Last week’s veto session in the Legislature ended with what has been described as a compromise that few were happy with — therefore a true compromise. I would classify it as a hostage negotiation with Gov. Phil Scott, House Republicans and conservative independents to free the state budget, a hostage they all praised in glowing terms two months ago.
That budget met the governor’s goal that it have no new taxes or fees. But he vetoed it anyway. The budget earned tripartisan support for meeting the needs of Vermonters while, for the first time in years, really closing the gap between spending and revenue without using one-time funds. In the entire House and Senate, only Rep. Warren Van Wyck of Ferrisburgh voted against it. This was model legislation, model bipartisanship. But when we returned for the veto session, the Republicans joined Gov. Scott in holding the budget hostage by reversing course and voting against it to sustain the veto.
The governor vetoed the budget because he did not get his way on public school employee health care negotiations during the session. It was an idea worthy of debate, and it was debated and voted on with no political tricks. It lost. That’s democracy. Meanwhile, many school districts were settling contracts and realizing savings locally — savings that would go back to taxpayers. There was a window of opportunity where the governor’s proposal might have worked, but it closed many weeks ago. 

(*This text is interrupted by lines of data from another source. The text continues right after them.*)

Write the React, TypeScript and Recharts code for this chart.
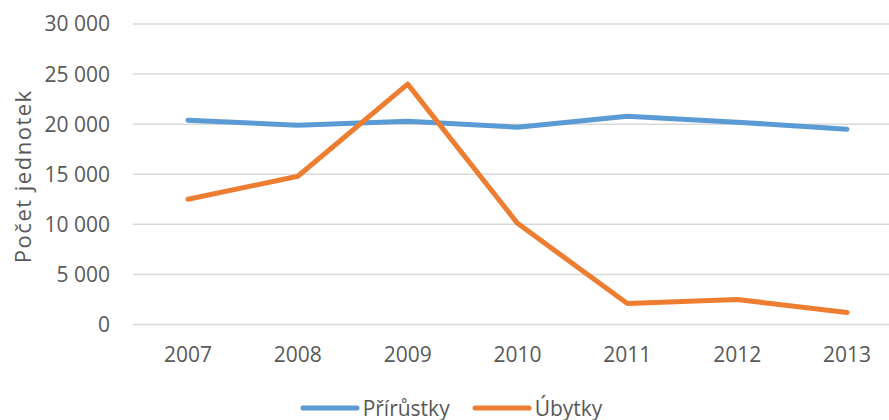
import { LineChart, Line, XAxis, YAxis, CartesianGrid, Legend } from 'recharts';

const years = ['2007', '2008', '2009', '2010', '2011', '2012', '2013'];
const prirustky = [20400, 19900, 20300, 19700, 20800, 20200, 19500];
const ubytky = [12500, 14800, 24000, 10100, 2100, 2500, 1200];
const yTicks = [0, 5000, 10000, 15000, 20000, 25000, 30000];

const data = years.map((year, i) => ({
  year,
  prirustky: prirustky[i],
  ubytky: ubytky[i],
}));

const FONT = '"Open Sans", sans-serif';
const TEXT = '#595959';

const formatThousands = (v: number) => String(v).replace(/\B(?=(\d{3})+(?!\d))/g, ' ');

const YLabel = (props: any) => {
  const vb = props.viewBox || { y: 24, height: 300 };
  const cx = 22;
  const cy = vb.y + vb.height / 2 + 2;
  return (
    <text
      x={cx}
      y={cy}
      transform={`rotate(-90 ${cx} ${cy})`}
      textAnchor="middle"
      dominantBaseline="central"
      fill={TEXT}
      fontFamily={FONT}
      fontSize={22}
      letterSpacing={1.5}
    >
      Počet jednotek
    </text>
  );
};

const LegendContent = (props: any) => {
  const items = props.payload || [];
  return (
    <div
      style={{
        display: 'flex',
        justifyContent: 'center',
        alignItems: 'center',
        height: 30,
        fontFamily: FONT,
        fontSize: 21,
        lineHeight: '30px',
        color: TEXT,
      }}
    >
      {items.map((item: any, i: number) => (
        <div key={i} style={{ display: 'flex', alignItems: 'center', marginLeft: i > 0 ? 22 : 0 }}>
          <svg width={60} height={10} style={{ marginRight: 3 }}>
            <line x1={3} y1={5} x2={57} y2={5} stroke={item.color} strokeWidth={5} strokeLinecap="round" />
          </svg>
          <span>{item.value}</span>
        </div>
      ))}
    </div>
  );
};

const App = () => {
  return (
    <div style={{ position: 'absolute', left: 0, top: 0, width: 889, height: 420, overflow: 'hidden', background: '#fff' }}>
      <LineChart width={909} height={420} data={data} margin={{ top: 24, right: 7, bottom: 0, left: 0 }}>
        <CartesianGrid horizontal vertical={false} stroke="#d9d9d9" strokeWidth={1.5} />
        <XAxis
          dataKey="year"
          axisLine={false}
          tickLine={false}
          tickMargin={17}
          height={65.5}
          padding={{ left: 55, right: 55 }}
          tick={{ fill: TEXT, fontFamily: FONT, fontSize: 21 }}
        />
        <YAxis
          domain={[0, 30000]}
          ticks={yTicks}
          width={133}
          axisLine={false}
          tickLine={false}
          tickMargin={17}
          tickFormatter={formatThousands}
          tick={{ fill: TEXT, fontFamily: FONT, fontSize: 21 }}
          label={<YLabel />}
        />
        <Legend verticalAlign="bottom" wrapperStyle={{ bottom: -3 }} content={<LegendContent />} />
        <Line
          type="linear"
          dataKey="prirustky"
          name="Přírůstky"
          stroke="#5b9bd5"
          strokeWidth={5}
          strokeLinecap="round"
          strokeLinejoin="round"
          dot={false}
          activeDot={false}
          isAnimationActive={false}
        />
        <Line
          type="linear"
          dataKey="ubytky"
          name="Úbytky"
          stroke="#ed7d31"
          strokeWidth={5}
          strokeLinecap="round"
          strokeLinejoin="round"
          dot={false}
          activeDot={false}
          isAnimationActive={false}
        />
      </LineChart>
    </div>
  );
};

export default App;
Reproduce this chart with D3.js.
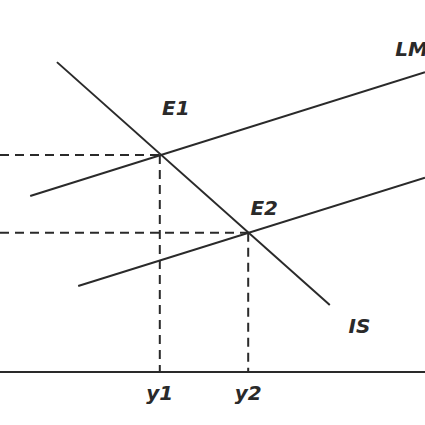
<!DOCTYPE html>
<html><head><meta charset="utf-8">
<script src="https://cdn.jsdelivr.net/npm/d3@7"></script>
<style>body{margin:0;background:#fff}</style></head>
<body><svg id="c" width="425" height="425"></svg>
<script>
const curveNames = ["IS","LM1","LM2"];
const curveX = [[13.4,77.6],[7.1,100],[18.4,100]];
const curveY = [[83.3,18.0],[47.3,80.6],[23.1,52.2]];
const eqNames = ["E1","E2"];
const eqX = [37.6,58.4];
const eqY = [58.3,37.4];
const tickLabels = ["y1","y2"];
const svg = d3.select("#c");
const x = d3.scaleLinear().domain([0,100]).range([0,425]);
const y = d3.scaleLinear().domain([0,100]).range([372,0]);
const col = "#2a2a2a";
const labelOff = [-40,-18];
function lab(px,py,t,anchor){
  return svg.append("text").attr("x",px).attr("y",py).attr("text-anchor",anchor||"start")
    .attr("font-family","DejaVu Sans").attr("font-style","italic").attr("font-weight","bold")
    .attr("font-size",20).attr("fill",col).text(t);
}
svg.append("line").attr("x1",x(0)).attr("x2",x(100)).attr("y1",y(0)).attr("y2",y(0)).attr("stroke",col).attr("stroke-width",2);
eqX.forEach((ex,i)=>{
  svg.append("line").attr("x1",x(0)).attr("x2",x(ex)).attr("y1",y(eqY[i])).attr("y2",y(eqY[i]))
    .attr("stroke",col).attr("stroke-width",2).attr("stroke-dasharray","9,6");
  svg.append("line").attr("x1",x(ex)).attr("x2",x(ex)).attr("y1",y(eqY[i])).attr("y2",y(0))
    .attr("stroke",col).attr("stroke-width",2).attr("stroke-dasharray","9,6");
  lab(x(ex),y(0)+28,tickLabels[i],"middle");
  lab(x(ex)+16,y(eqY[i])+labelOff[i],eqNames[i],"middle");
});
curveNames.forEach((n,i)=>{
  svg.append("line").attr("x1",x(curveX[i][0])).attr("x2",x(curveX[i][1]))
    .attr("y1",y(curveY[i][0])).attr("y2",y(curveY[i][1])).attr("stroke",col).attr("stroke-width",2);
});
lab(x(82),y(10.5),"IS");
lab(x(93),y(85),"LM");
</script></body></html>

It would have been tempting last week for Democrats to simply let the veto stand, and let Gov. Scott and House Republicans put the state’s bond rating and borrowing power in jeopardy, and potentially cause a government shutdown. They created the problem. Let them solve it.

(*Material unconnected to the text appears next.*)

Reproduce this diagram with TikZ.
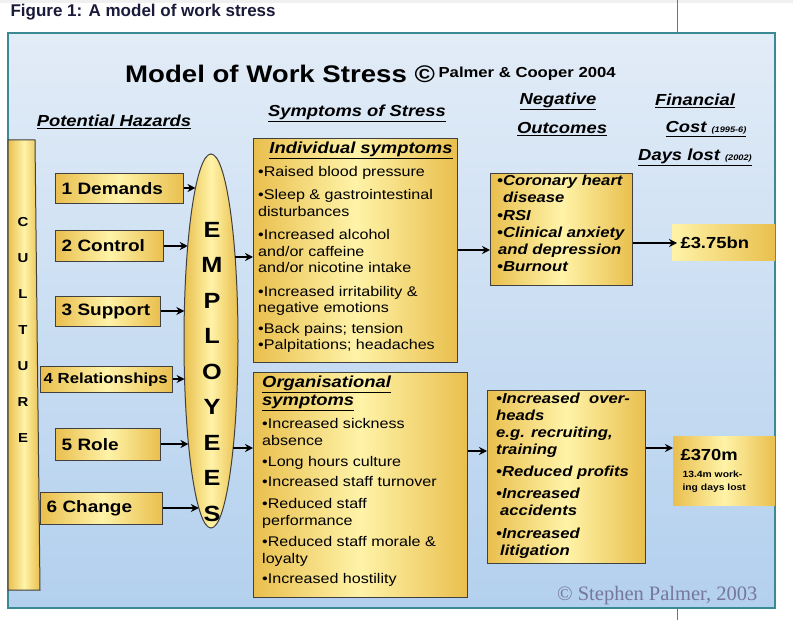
\documentclass[tikz,border=0pt]{standalone}
\usepackage{fontspec}
\setmainfont{Liberation Sans}[FakeStretch=1.15]
\newfontfamily\plainsans{Liberation Sans}
\newfontfamily\serifx{Liberation Serif}
\usetikzlibrary{shapes.geometric,arrows.meta}
\definecolor{yedge}{HTML}{E9BF4E}
\definecolor{ymid}{HTML}{FFF3A8}
\definecolor{teal}{HTML}{3A8A96}
\definecolor{navy}{HTML}{1A1A3A}
\definecolor{bgtop}{HTML}{E2ECF7}
\definecolor{bgbot}{HTML}{B3D0EE}
\definecolor{cpc}{HTML}{77769E}
\tikzset{
  ybx/.style={draw=black!75,line width=1pt,left color=yedge,right color=yedge,middle color=ymid},
  hz/.style={ybx,anchor=north west,inner xsep=6pt,inner ysep=0pt,font=\fontsize{16.5}{18}\selectfont\bfseries,align=left},
  arr/.style={-{Stealth[length=8pt,width=8pt]},line width=1.7pt},
  hd/.style={font=\fontsize{16}{18}\selectfont\bfseries\itshape},
  lt/.style={font=\fontsize{14}{16.5}\selectfont,align=left,anchor=north west,inner sep=0pt},
  ot/.style={lt,font=\fontsize{14.5}{17.2}\selectfont\bfseries\itshape},
}
\newcommand{\ul}[1]{\underline{#1}}
\begin{document}
\begin{tikzpicture}[x=1pt,y=-1pt]
\useasboundingbox (0,0) rectangle (793,620);
\fill[black!6] (0,0) rectangle (793,3);
\node[anchor=west,font=\fontsize{17}{19}\selectfont\plainsans\bfseries,text=navy] (fig) at (7,12) {Figure 1: A model of work stress};
\draw[teal,line width=1pt] (677,0) -- (677,33) (677,608) -- (677,620);
\shade[top color=bgtop,bottom color=bgbot] (8,33) rectangle (775,608);
\draw[teal,line width=2pt] (8,33) rectangle (775,608);
% titles
\node[font=\fontsize{24}{26}\selectfont\bfseries,anchor=west,inner sep=0pt] (ttl) at (125,74) {Model of Work Stress ©};
\node[font=\fontsize{14.5}{16}\selectfont\bfseries,anchor=west] (pc) at (ttl.east) {Palmer \& Cooper 2004};
\node[hd] (ph) at (114,122) {\ul{Potential Hazards}};
\node[hd] (ss) at (357,113) {\ul{Symptoms of Stress}};
\node[hd] (neg) at (558,101) {\ul{Negative}};
\node[hd] (out) at (562,129) {\ul{Outcomes}};
\node[hd] (fin) at (695,101) {\ul{Financial}};
\node[hd] (cost) at (706,129) {\ul{Cost {\fontsize{8}{9}\selectfont(1995-6)}}};
\node[hd] (days) at (695,157) {\ul{Days lost {\fontsize{8}{9}\selectfont(2002)}}};
% culture
\draw[ybx] (8,140) -- (35,140) -- (40,590) -- (8,590) -- cycle;
\foreach \c [count=\i] in {C,U,L,T,U,R,E}
  \node[font=\fontsize{13}{15}\selectfont\bfseries] (cu\i) at (23,186+36*\i) {\c};
% hazards
\node[hz,text width=116pt,minimum height=30pt] (h1) at (55,173) {1 Demands};
\node[hz,text width=96pt,minimum height=31pt] (h2) at (55,230) {2 Control};
\node[hz,text width=93pt,minimum height=30pt] (h3) at (55,296) {3 Support};
\node[hz,inner xsep=3pt,text width=126pt,minimum height=26pt,font=\fontsize{14.6}{16}\selectfont\bfseries] (h4) at (40,366) {4 Relationships};
\node[hz,text width=93pt,minimum height=32pt] (h5) at (55,428) {5 Role};
\node[hz,text width=110pt,minimum height=32pt] (h6) at (40,492) {6 Change};
% employees
\node[ellipse,ybx,minimum width=54pt,minimum height=374pt,inner sep=0pt] (emp) at (211,341) {};
\foreach \c [count=\i] in {E,M,P,L,O,Y,E,E,S}
  \node[font=\fontsize{22}{24}\selectfont\bfseries] (e\i) at (212,194+35.5*\i) {\c};
\foreach \h/\y in {h1/188,h2/246,h3/311,h4/379,h5/444,h6/508}{
  \pgfmathsetmacro{\ex}{211-27*sqrt(1-((\y-341)/187)^2)}
  \coordinate (t\h) at (\ex,\y);
  \draw[arr] (\h.east|-0,\y) -- (t\h);
}
% symptom boxes
\node[ybx,minimum width=204pt,minimum height=224pt,anchor=north west,inner sep=0pt] (ind) at (253,138) {};
\node[hd,anchor=north] (indh) at (361,138) {\ul{Individual symptoms}};
\node[lt] (indt) at (258,166) {•Raised blood pressure\\[7pt]•Sleep \& gastrointestinal\\disturbances\\[7pt]•Increased alcohol\\and/or caffeine\\and/or nicotine intake\\[7pt]•Increased irritability \&\\negative emotions\\[4pt]•Back pains; tension\\•Palpitations; headaches};
\node[ybx,minimum width=214pt,minimum height=225pt,anchor=north west,inner sep=0pt] (org) at (253,372) {};
\node[hd,anchor=north west,align=left,inner sep=0pt] (orgh) at (262,376) {\ul{Organisational}\\[0pt]\ul{symptoms}};
\node[lt,font=\fontsize{14}{17.5}\selectfont] (orgt) at (262,418) {•Increased sickness\\absence\\[3pt]•Long hours culture\\[3pt]•Increased staff turnover\\[4pt]•Reduced staff\\performance\\[3pt]•Reduced staff morale \&\\loyalty\\[2pt]•Increased hostility};
\coordinate (ee1) at (235,257);
\coordinate (ee2) at (233,448);
\draw[arr] (ee1) -- (ind.west|-ee1);
\draw[arr] (ee2) -- (org.west|-ee2);
% outcomes
\node[ybx,minimum width=142pt,minimum height=112pt,anchor=north west,inner sep=0pt] (o1) at (490,173) {};
\node[ot] (o1t) at (497,175) {•Coronary heart\\\hspace{6pt}disease\\•RSI\\•Clinical anxiety\\\hspace{1pt}and depression\\•Burnout};
\node[ybx,minimum width=158pt,minimum height=173pt,anchor=north west,inner sep=0pt] (o2) at (487,390) {};
\node[ot,font=\fontsize{14.5}{17}\selectfont\bfseries\itshape] (o2t) at (496,393) {•Increased\ \ over-\\heads\\e.g. recruiting,\\training\\[5pt]•Reduced profits\\[5pt]•Increased\\\hspace{4pt}accidents\\[6pt]•Increased\\\hspace{4pt}litigation};
\draw[arr] (ind.east|-0,250) -- (o1.west|-0,250);
\draw[arr] (org.east|-0,451) -- (o2.west|-0,451);
% cost
\shade[left color=ymid,right color=yedge] (672,225) rectangle (775,261);
\node[font=\fontsize{16}{18}\selectfont\bfseries,anchor=west] (c1) at (677,243) {£3.75bn};
\shade[left color=yedge,right color=yedge,middle color=ymid] (673,436) rectangle (775,505);
\node[font=\fontsize{16}{18}\selectfont\bfseries,anchor=west] (c2) at (677,455) {£370m};
\node[font=\fontsize{9}{13}\selectfont\bfseries,anchor=north west,align=left] (c2t) at (679,467) {13.4m work-\\ing days lost};
\draw[arr] (o1.east|-0,243) -- (c1.west|-0,243);
\coordinate (c2in) at (673,448);
\draw[arr] (o2.east|-c2in) -- (c2in);
\node[font=\fontsize{20.5}{22}\selectfont\serifx,text=cpc,anchor=east] (cp) at (761,596) {© Stephen Palmer, 2003};
\end{tikzpicture}
\end{document}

Fortunately, cooler Democratic heads prevailed. Putting Vermont’s bond rating in jeopardy would cost all Vermonters dearly. A government shutdown helps no one. So a “compromise” was worked out. Too much time had passed and too many contracts had been hammered out for government to step into health care negotiations, so, instead, the Scott administration will simply take from school districts the savings that the governor believes he could have negotiated on his own and apply that money to reducing statewide property tax rates. The administration is simply going to short Education Fund payments to school districts by $13 million.
Who can argue with reducing statewide property taxes? Well, that savings is based on all school districts hitting specific benchmarks in negotiating health care. If a school district does not hit the benchmark, it will have to make up the difference. Of the roughly 15 districts that have reached settlements only a couple have hit the benchmark. Those school districts that settled contracts before this new law was passed and did not hit the target will pay, even though they can no longer negotiate.
Locally, the recent Addison Central School District settlement with teachers missed the benchmark, and that money will have to be found elsewhere in the budget, or the district will have to cut or deficit spend. Other districts in Addison County are at impasse but will also find themselves short if they miss the benchmark. 
This is why I see this more as a hostage negotiation, not a compromise. Folks in school districts that miss the benchmark will pay the ransom. Folks in those districts may want to ask their Republican representatives why they supported the governor on this.
I am not normally one to play politics, but that is what this was all about. The governor wants Vermonters to think he is saving them $13 million and told his party’s House members to play along. But those savings were already under way at the local level, and the opportunity for the governor to really make those savings happen passed when the snow was melting. Now, if local boards can’t negotiate to the benchmark — and most won’t, or haven’t — that money will simply be added back to the local tax rate.
At least the hostage was rescued unscathed.